══ Record extracts

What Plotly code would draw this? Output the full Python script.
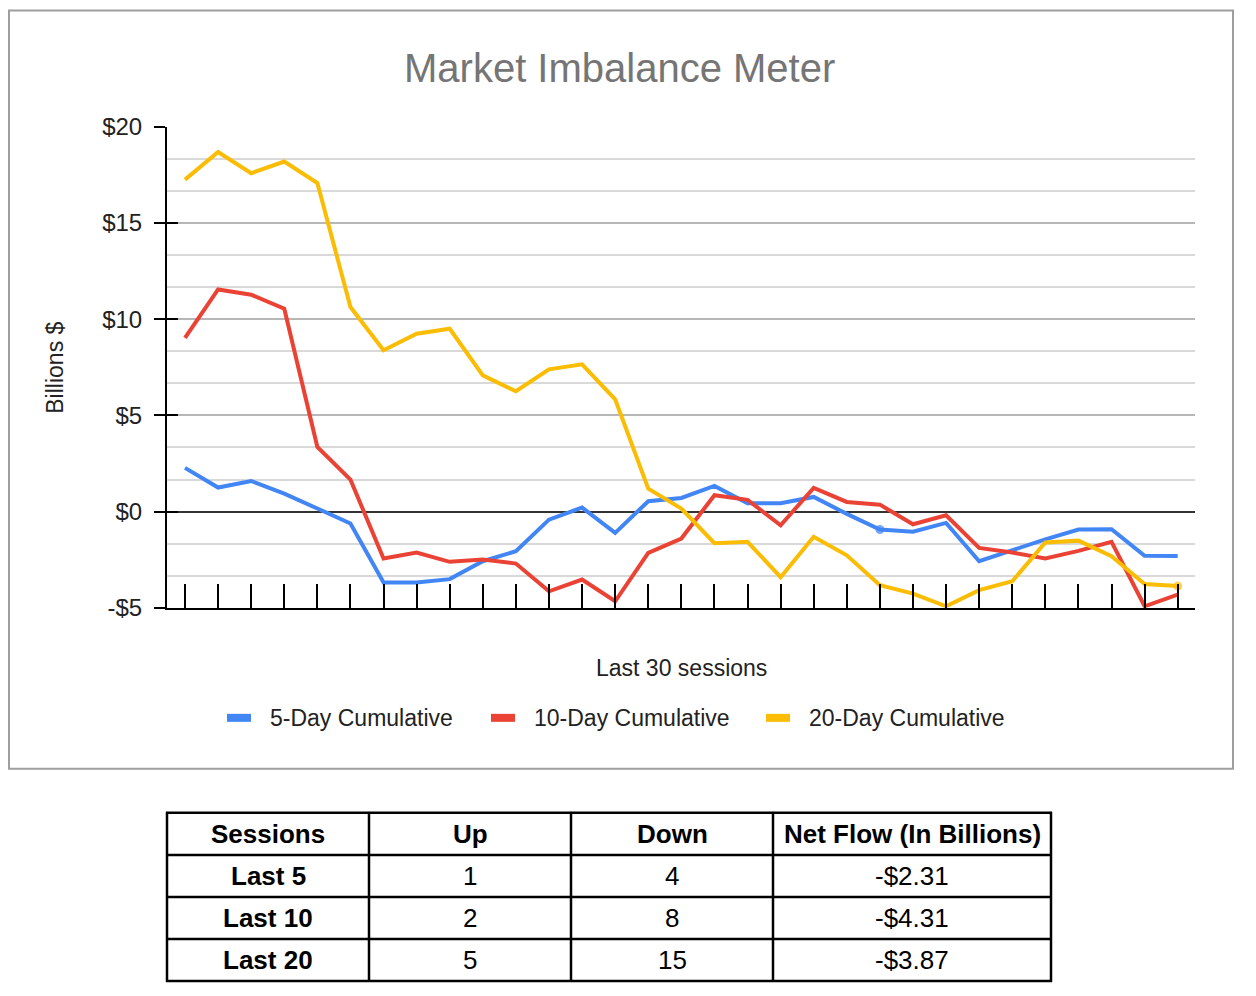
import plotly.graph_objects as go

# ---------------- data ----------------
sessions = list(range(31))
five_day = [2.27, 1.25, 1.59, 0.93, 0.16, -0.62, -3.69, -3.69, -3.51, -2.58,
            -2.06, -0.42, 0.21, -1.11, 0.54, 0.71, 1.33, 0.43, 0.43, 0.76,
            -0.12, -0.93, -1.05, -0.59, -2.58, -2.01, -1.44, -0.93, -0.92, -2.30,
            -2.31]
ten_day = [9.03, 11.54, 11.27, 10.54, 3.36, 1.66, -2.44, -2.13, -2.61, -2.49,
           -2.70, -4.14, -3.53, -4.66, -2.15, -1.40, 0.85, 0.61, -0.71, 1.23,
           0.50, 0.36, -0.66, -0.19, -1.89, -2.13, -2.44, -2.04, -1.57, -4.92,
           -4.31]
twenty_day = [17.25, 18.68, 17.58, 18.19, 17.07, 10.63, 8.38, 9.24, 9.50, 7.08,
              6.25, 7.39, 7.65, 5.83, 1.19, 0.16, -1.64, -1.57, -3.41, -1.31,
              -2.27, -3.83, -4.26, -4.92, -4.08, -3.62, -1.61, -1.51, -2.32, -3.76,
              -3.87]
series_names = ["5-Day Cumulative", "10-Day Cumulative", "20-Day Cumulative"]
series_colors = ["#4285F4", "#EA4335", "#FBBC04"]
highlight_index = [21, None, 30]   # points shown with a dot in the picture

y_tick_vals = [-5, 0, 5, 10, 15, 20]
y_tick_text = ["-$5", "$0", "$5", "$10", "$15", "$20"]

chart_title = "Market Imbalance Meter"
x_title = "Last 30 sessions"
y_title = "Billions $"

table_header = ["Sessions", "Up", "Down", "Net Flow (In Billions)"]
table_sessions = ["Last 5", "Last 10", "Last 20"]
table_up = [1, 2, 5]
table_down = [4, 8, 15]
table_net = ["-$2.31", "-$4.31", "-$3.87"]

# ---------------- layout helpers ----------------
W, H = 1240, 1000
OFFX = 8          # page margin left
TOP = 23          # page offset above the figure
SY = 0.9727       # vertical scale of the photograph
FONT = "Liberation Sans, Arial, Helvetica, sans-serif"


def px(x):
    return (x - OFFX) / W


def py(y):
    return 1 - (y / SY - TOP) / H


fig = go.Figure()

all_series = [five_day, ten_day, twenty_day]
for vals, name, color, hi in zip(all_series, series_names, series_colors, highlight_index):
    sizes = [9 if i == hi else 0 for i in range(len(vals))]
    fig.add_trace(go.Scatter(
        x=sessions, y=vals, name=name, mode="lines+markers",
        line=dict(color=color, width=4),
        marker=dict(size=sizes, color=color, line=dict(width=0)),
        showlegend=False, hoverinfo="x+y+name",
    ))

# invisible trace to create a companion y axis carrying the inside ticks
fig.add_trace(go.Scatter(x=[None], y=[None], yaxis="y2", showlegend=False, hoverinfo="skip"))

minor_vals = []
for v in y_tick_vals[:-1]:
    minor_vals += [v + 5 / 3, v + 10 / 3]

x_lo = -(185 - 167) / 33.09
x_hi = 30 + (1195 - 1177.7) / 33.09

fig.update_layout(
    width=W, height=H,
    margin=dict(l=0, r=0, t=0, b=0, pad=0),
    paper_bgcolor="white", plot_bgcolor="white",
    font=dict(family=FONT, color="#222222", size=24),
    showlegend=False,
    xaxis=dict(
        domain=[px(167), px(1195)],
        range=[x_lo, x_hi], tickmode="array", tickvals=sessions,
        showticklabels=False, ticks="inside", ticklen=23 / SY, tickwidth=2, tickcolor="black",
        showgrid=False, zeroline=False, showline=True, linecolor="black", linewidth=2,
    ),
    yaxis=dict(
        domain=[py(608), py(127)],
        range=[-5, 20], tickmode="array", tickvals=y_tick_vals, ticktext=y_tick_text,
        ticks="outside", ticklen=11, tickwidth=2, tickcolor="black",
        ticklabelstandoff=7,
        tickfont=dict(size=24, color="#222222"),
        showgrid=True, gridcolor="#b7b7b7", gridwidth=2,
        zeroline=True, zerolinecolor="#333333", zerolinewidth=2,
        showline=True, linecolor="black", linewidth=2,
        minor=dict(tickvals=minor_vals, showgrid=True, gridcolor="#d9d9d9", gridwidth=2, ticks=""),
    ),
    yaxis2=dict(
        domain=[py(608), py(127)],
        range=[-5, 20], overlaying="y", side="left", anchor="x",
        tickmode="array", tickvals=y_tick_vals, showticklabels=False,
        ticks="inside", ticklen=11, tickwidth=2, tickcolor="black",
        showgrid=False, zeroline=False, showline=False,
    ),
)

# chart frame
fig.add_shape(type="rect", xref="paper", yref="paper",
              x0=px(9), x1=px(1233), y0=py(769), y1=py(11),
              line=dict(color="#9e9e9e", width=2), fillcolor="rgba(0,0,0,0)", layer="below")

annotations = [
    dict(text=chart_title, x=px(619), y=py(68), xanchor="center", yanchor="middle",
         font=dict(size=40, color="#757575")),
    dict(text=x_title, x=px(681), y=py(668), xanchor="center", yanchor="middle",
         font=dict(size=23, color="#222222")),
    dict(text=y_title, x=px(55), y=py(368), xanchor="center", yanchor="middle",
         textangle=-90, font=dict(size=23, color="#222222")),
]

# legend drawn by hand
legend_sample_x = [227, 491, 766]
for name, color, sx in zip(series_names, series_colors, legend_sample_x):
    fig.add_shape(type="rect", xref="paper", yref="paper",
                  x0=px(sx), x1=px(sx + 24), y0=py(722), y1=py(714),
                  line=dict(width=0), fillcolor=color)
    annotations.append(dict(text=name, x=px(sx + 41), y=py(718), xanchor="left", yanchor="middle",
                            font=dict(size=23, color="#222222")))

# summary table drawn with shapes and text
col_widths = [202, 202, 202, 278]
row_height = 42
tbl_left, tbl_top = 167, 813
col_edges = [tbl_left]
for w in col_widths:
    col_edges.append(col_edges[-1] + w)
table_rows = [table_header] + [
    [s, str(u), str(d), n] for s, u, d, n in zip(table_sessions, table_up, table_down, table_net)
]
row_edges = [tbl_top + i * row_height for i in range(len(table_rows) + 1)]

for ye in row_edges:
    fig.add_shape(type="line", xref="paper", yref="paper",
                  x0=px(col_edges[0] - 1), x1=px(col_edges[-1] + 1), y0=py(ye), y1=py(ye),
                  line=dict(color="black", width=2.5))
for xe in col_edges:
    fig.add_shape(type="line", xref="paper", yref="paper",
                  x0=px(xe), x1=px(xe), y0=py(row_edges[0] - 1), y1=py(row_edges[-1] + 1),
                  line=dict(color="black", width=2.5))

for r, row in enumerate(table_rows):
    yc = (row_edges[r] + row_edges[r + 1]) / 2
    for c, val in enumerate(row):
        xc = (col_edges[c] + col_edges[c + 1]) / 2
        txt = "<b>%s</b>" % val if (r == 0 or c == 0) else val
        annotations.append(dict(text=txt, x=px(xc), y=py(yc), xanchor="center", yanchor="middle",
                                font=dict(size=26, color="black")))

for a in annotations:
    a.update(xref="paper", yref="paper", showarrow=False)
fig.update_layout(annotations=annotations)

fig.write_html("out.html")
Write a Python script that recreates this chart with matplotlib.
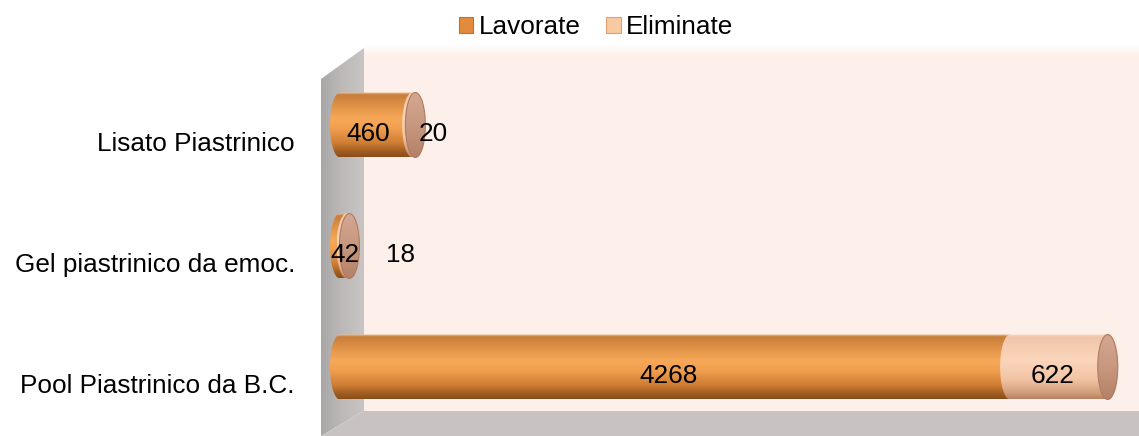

════

| Task description |
Write out all the entries word for word, but skip any images.

| Exercise result |
What Plotly code would draw this? Output the full Python script.
import plotly.graph_objects as go

# ---------------- data ----------------
sessions = list(range(31))
five_day = [2.27, 1.25, 1.59, 0.93, 0.16, -0.62, -3.69, -3.69, -3.51, -2.58,
            -2.06, -0.42, 0.21, -1.11, 0.54, 0.71, 1.33, 0.43, 0.43, 0.76,
            -0.12, -0.93, -1.05, -0.59, -2.58, -2.01, -1.44, -0.93, -0.92, -2.30,
            -2.31]
ten_day = [9.03, 11.54, 11.27, 10.54, 3.36, 1.66, -2.44, -2.13, -2.61, -2.49,
           -2.70, -4.14, -3.53, -4.66, -2.15, -1.40, 0.85, 0.61, -0.71, 1.23,
           0.50, 0.36, -0.66, -0.19, -1.89, -2.13, -2.44, -2.04, -1.57, -4.92,
           -4.31]
twenty_day = [17.25, 18.68, 17.58, 18.19, 17.07, 10.63, 8.38, 9.24, 9.50, 7.08,
              6.25, 7.39, 7.65, 5.83, 1.19, 0.16, -1.64, -1.57, -3.41, -1.31,
              -2.27, -3.83, -4.26, -4.92, -4.08, -3.62, -1.61, -1.51, -2.32, -3.76,
              -3.87]
series_names = ["5-Day Cumulative", "10-Day Cumulative", "20-Day Cumulative"]
series_colors = ["#4285F4", "#EA4335", "#FBBC04"]
highlight_index = [21, None, 30]   # points shown with a dot in the picture

y_tick_vals = [-5, 0, 5, 10, 15, 20]
y_tick_text = ["-$5", "$0", "$5", "$10", "$15", "$20"]

chart_title = "Market Imbalance Meter"
x_title = "Last 30 sessions"
y_title = "Billions $"

table_header = ["Sessions", "Up", "Down", "Net Flow (In Billions)"]
table_sessions = ["Last 5", "Last 10", "Last 20"]
table_up = [1, 2, 5]
table_down = [4, 8, 15]
table_net = ["-$2.31", "-$4.31", "-$3.87"]

# ---------------- layout helpers ----------------
W, H = 1240, 1000
OFFX = 8          # page margin left
TOP = 23          # page offset above the figure
SY = 0.9727       # vertical scale of the photograph
FONT = "Liberation Sans, Arial, Helvetica, sans-serif"


def px(x):
    return (x - OFFX) / W


def py(y):
    return 1 - (y / SY - TOP) / H


fig = go.Figure()

all_series = [five_day, ten_day, twenty_day]
for vals, name, color, hi in zip(all_series, series_names, series_colors, highlight_index):
    sizes = [9 if i == hi else 0 for i in range(len(vals))]
    fig.add_trace(go.Scatter(
        x=sessions, y=vals, name=name, mode="lines+markers",
        line=dict(color=color, width=4),
        marker=dict(size=sizes, color=color, line=dict(width=0)),
        showlegend=False, hoverinfo="x+y+name",
    ))

# invisible trace to create a companion y axis carrying the inside ticks
fig.add_trace(go.Scatter(x=[None], y=[None], yaxis="y2", showlegend=False, hoverinfo="skip"))

minor_vals = []
for v in y_tick_vals[:-1]:
    minor_vals += [v + 5 / 3, v + 10 / 3]

x_lo = -(185 - 167) / 33.09
x_hi = 30 + (1195 - 1177.7) / 33.09

fig.update_layout(
    width=W, height=H,
    margin=dict(l=0, r=0, t=0, b=0, pad=0),
    paper_bgcolor="white", plot_bgcolor="white",
    font=dict(family=FONT, color="#222222", size=24),
    showlegend=False,
    xaxis=dict(
        domain=[px(167), px(1195)],
        range=[x_lo, x_hi], tickmode="array", tickvals=sessions,
        showticklabels=False, ticks="inside", ticklen=23 / SY, tickwidth=2, tickcolor="black",
        showgrid=False, zeroline=False, showline=True, linecolor="black", linewidth=2,
    ),
    yaxis=dict(
        domain=[py(608), py(127)],
        range=[-5, 20], tickmode="array", tickvals=y_tick_vals, ticktext=y_tick_text,
        ticks="outside", ticklen=11, tickwidth=2, tickcolor="black",
        ticklabelstandoff=7,
        tickfont=dict(size=24, color="#222222"),
        showgrid=True, gridcolor="#b7b7b7", gridwidth=2,
        zeroline=True, zerolinecolor="#333333", zerolinewidth=2,
        showline=True, linecolor="black", linewidth=2,
        minor=dict(tickvals=minor_vals, showgrid=True, gridcolor="#d9d9d9", gridwidth=2, ticks=""),
    ),
    yaxis2=dict(
        domain=[py(608), py(127)],
        range=[-5, 20], overlaying="y", side="left", anchor="x",
        tickmode="array", tickvals=y_tick_vals, showticklabels=False,
        ticks="inside", ticklen=11, tickwidth=2, tickcolor="black",
        showgrid=False, zeroline=False, showline=False,
    ),
)

# chart frame
fig.add_shape(type="rect", xref="paper", yref="paper",
              x0=px(9), x1=px(1233), y0=py(769), y1=py(11),
              line=dict(color="#9e9e9e", width=2), fillcolor="rgba(0,0,0,0)", layer="below")

annotations = [
    dict(text=chart_title, x=px(619), y=py(68), xanchor="center", yanchor="middle",
         font=dict(size=40, color="#757575")),
    dict(text=x_title, x=px(681), y=py(668), xanchor="center", yanchor="middle",
         font=dict(size=23, color="#222222")),
    dict(text=y_title, x=px(55), y=py(368), xanchor="center", yanchor="middle",
         textangle=-90, font=dict(size=23, color="#222222")),
]

# legend drawn by hand
legend_sample_x = [227, 491, 766]
for name, color, sx in zip(series_names, series_colors, legend_sample_x):
    fig.add_shape(type="rect", xref="paper", yref="paper",
                  x0=px(sx), x1=px(sx + 24), y0=py(722), y1=py(714),
                  line=dict(width=0), fillcolor=color)
    annotations.append(dict(text=name, x=px(sx + 41), y=py(718), xanchor="left", yanchor="middle",
                            font=dict(size=23, color="#222222")))

# summary table drawn with shapes and text
col_widths = [202, 202, 202, 278]
row_height = 42
tbl_left, tbl_top = 167, 813
col_edges = [tbl_left]
for w in col_widths:
    col_edges.append(col_edges[-1] + w)
table_rows = [table_header] + [
    [s, str(u), str(d), n] for s, u, d, n in zip(table_sessions, table_up, table_down, table_net)
]
row_edges = [tbl_top + i * row_height for i in range(len(table_rows) + 1)]

for ye in row_edges:
    fig.add_shape(type="line", xref="paper", yref="paper",
                  x0=px(col_edges[0] - 1), x1=px(col_edges[-1] + 1), y0=py(ye), y1=py(ye),
                  line=dict(color="black", width=2.5))
for xe in col_edges:
    fig.add_shape(type="line", xref="paper", yref="paper",
                  x0=px(xe), x1=px(xe), y0=py(row_edges[0] - 1), y1=py(row_edges[-1] + 1),
                  line=dict(color="black", width=2.5))

for r, row in enumerate(table_rows):
    yc = (row_edges[r] + row_edges[r + 1]) / 2
    for c, val in enumerate(row):
        xc = (col_edges[c] + col_edges[c + 1]) / 2
        txt = "<b>%s</b>" % val if (r == 0 or c == 0) else val
        annotations.append(dict(text=txt, x=px(xc), y=py(yc), xanchor="center", yanchor="middle",
                                font=dict(size=26, color="black")))

for a in annotations:
    a.update(xref="paper", yref="paper", showarrow=False)
fig.update_layout(annotations=annotations)

fig.write_html("out.html")
Write a Python script that recreates this chart with matplotlib.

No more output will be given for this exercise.